REPUBLIKA.CO.ID, BEIRUT -- Pemerintah Lebanon telah menyetujui kesepakatan perbatasan maritim dengan Israel yang dimediasi Amerika Serikat (AS). Menurut dia, kesepakatan itu merupakan pencapaian bersejarah.
“Saya mengumumkan persetujuan oleh Lebanon atas versi final yang disiapkan oleh mediator Amerika untuk menggambarkan perbatasan laut selatan,” kata Presiden Lebanon Michel Aoun dalam pidato yang disiarkan televisi, Kamis (13/10/2022) waktu setempat.
Dia menyebut kesepakatan itu bersejarah karena Lebanon mampu memulihkan wilayah yang dipersengketakan seluas 860 kilometer persegi. “Lebanon tidak memberikan satu kilometer persegi pun ke Israel,” ucapnya.
Aoun mengungkapkan, Lebanon mengambil kendali penuh atas ladang gas Qana, meskipun sebagiannya berada di wilayah perairan Israel. "Perjanjian tidak langsung ini menanggapi klaim Lebanon dan sepenuhnya mempertahankan hak-hak kami," ujarnya.
Meski telah menyetujui kesepakatan perbatasan maritim tersebut, Aoun menegaskan bahwa Lebanon tak melakukan normalisasi hubungan dengan Israel. Sementara itu, pada Rabu (12/10/2022) lalu, Perdana Menteri Israel Yair Lapid mengatakan, kesepakatan penyelesaian sengketa maritim yang sudah dicapai negaranya dengan Lebanon mencegah potensi terjadinya konflik antara Israel dan kelompok Hizbullah.
“Perjanjian ini mencegah kemungkinan bentrokan militer dengan Hizbullah. Jika kita pergi berperang, kami akan memberi mereka pukulan berat.

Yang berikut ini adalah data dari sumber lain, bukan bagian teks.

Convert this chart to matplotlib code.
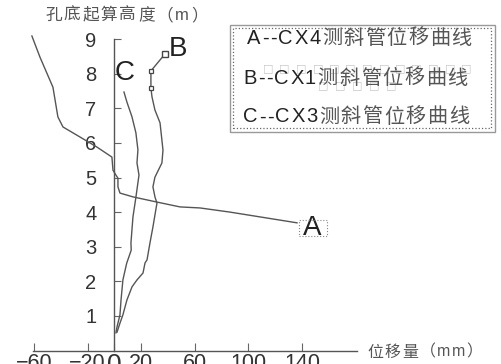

Dikatakan demikian, jika mungkin untuk mencegah perang, itu adalah tugas pemerintah yang bertanggung jawab untuk melakukannya,” kata Lapid, dilaporkan laman Al Arabiya.

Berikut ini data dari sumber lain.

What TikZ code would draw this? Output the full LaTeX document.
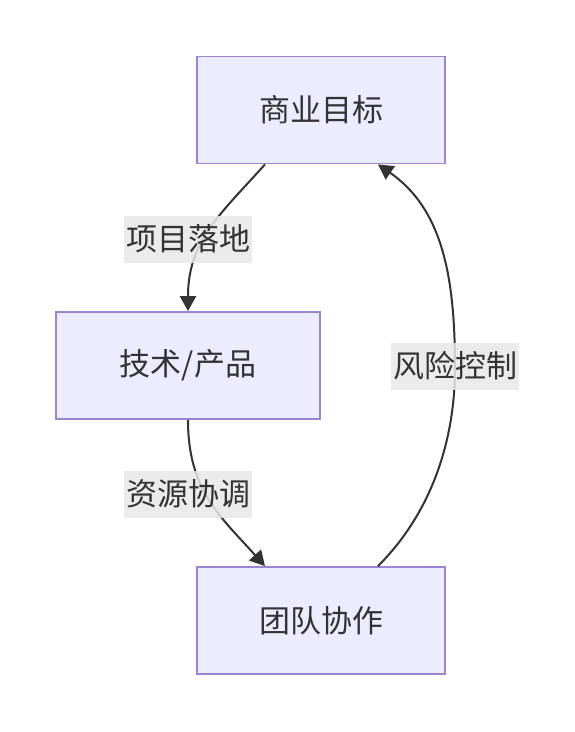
\documentclass[tikz,border=0pt]{standalone}
\usepackage{fontspec}
\setmainfont{Noto Sans CJK SC}
\usetikzlibrary{positioning, arrows.meta, calc}

\definecolor{boxfill}{HTML}{ECECFF}
\definecolor{boxline}{HTML}{9A85D2}
\definecolor{ink}{HTML}{333333}
\definecolor{lblgray}{HTML}{E8E8E8}

\begin{document}
\begin{tikzpicture}[x=1pt, y=-1pt, font=\fontsize{31}{35}\selectfont, text=ink,
    box/.style={draw=boxline, fill=boxfill, line width=1.8pt, minimum height=107pt, inner sep=0pt},
    lbl/.style={fill=lblgray, fill opacity=0.85, text opacity=1, minimum height=47pt, inner xsep=2pt, inner ysep=0pt},
    flow/.style={draw=ink, line width=2pt, -{Triangle[length=15pt, width=16pt]}}]
        \useasboundingbox (0,0) rectangle (574,732);

        \node[box, minimum width=248pt] (goal) at (321,110)   {商业目标};
        \node[box, minimum width=264pt] (tech) at (188,365.5) {技术/产品};
        \node[box, minimum width=248pt] (team) at (321,620.5) {团队协作};

        \coordinate (goalL) at ($(goal.south)+(-56,0)$);
        \coordinate (goalR) at ($(goal.south)+(57,0)$);
        \coordinate (teamL) at ($(team.north)+(-56,0)$);
        \coordinate (teamR) at ($(team.north)+(57,0)$);
        \coordinate (risk)  at (455,368);

        \draw[flow] (goalL) .. controls +(-45,50) and +(0,-70) .. (tech.north);
        \draw[flow] (tech.south) .. controls +(0,70) and +(-45,-50) .. (teamL);
        \draw[flow] (teamR) .. controls +(55,-55) and +(0,70) .. (risk)
          .. controls +(0,-90) and +(65,45) .. (goalR);

        \node[lbl] (land)  at (188,239) {项目落地};
        \node[lbl] (res)   at (188,494) {资源协调};
        \node[lbl] (ctrl)  at (455,366) {风险控制};

      \end{tikzpicture}
\end{document}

Kabinet Israel pada Rabu mendukung kesepakatan penyelesaian sengketa maritim dengan Lebanon yang dimediasi Amerika Serikat (AS). Anggota parlemen dan komite parlemen Israel kini memiliki waktu 14 hari untuk meninjau rincian kesepakatan tersebut sebelum diserahkan kembali ke kabinet untuk pemungutan suara terakhir.
Perjanjian penyelesaian sengketa maritim akan berlaku setelah Lebanon dan Israel mengirim surat ke Washington. Nantinya pemerintahan AS yang akan mengumumkan bahwa kesepakatan tersebut telah berlaku. Saat momen itu datang, Tel Aviv dan Beirut secara bersamaan akan mengirimkan koordinat identik ke PBB yang menetapkan lokasi perbatasan. Pihak-pihak dalam kesepakatan nantinya akan berusaha menyelesaikan perbedaan maritim lebih lanjut melalui AS. Hal itu mengamankan peran penjamin yang berkelanjutan untuk Washington.
Israel dan Lebanon terakhir kali terlibat dalam konflik terbuka pada 2006. Kedua negara secara resmi tetap berperang, dengan penjaga perdamaian PBB berpatroli di perbatasan darat. Pada 2020, Israel dan Lebanon melanjutkan negosiasi terkait sengketa perbatasan maritim. Pembicaraan sempat terhenti, tapi dihidupkan kembali pada Juni tahun itu.
Diskusi awal berfokus pada area yang disengketakan seluas 860 kilometer persegi (332 mil persegi), sesuai dengan klaim Lebanon yang terdaftar di PBB pada tahun 2011. Beirut kemudian meminta daerah itu diperluas lagi seluas 1.430 kilometer persegi, yang mencakup bagian dari ladang gas Karish. Menurut Israel, Karish berada dalam zona ekonomi eksklusifnya yang diakui oleh PBB. Kelompok Hizbullah sempat mengancam akan menyerang Israel jika negara tersebut melakukan eksplorasi gas di Karish.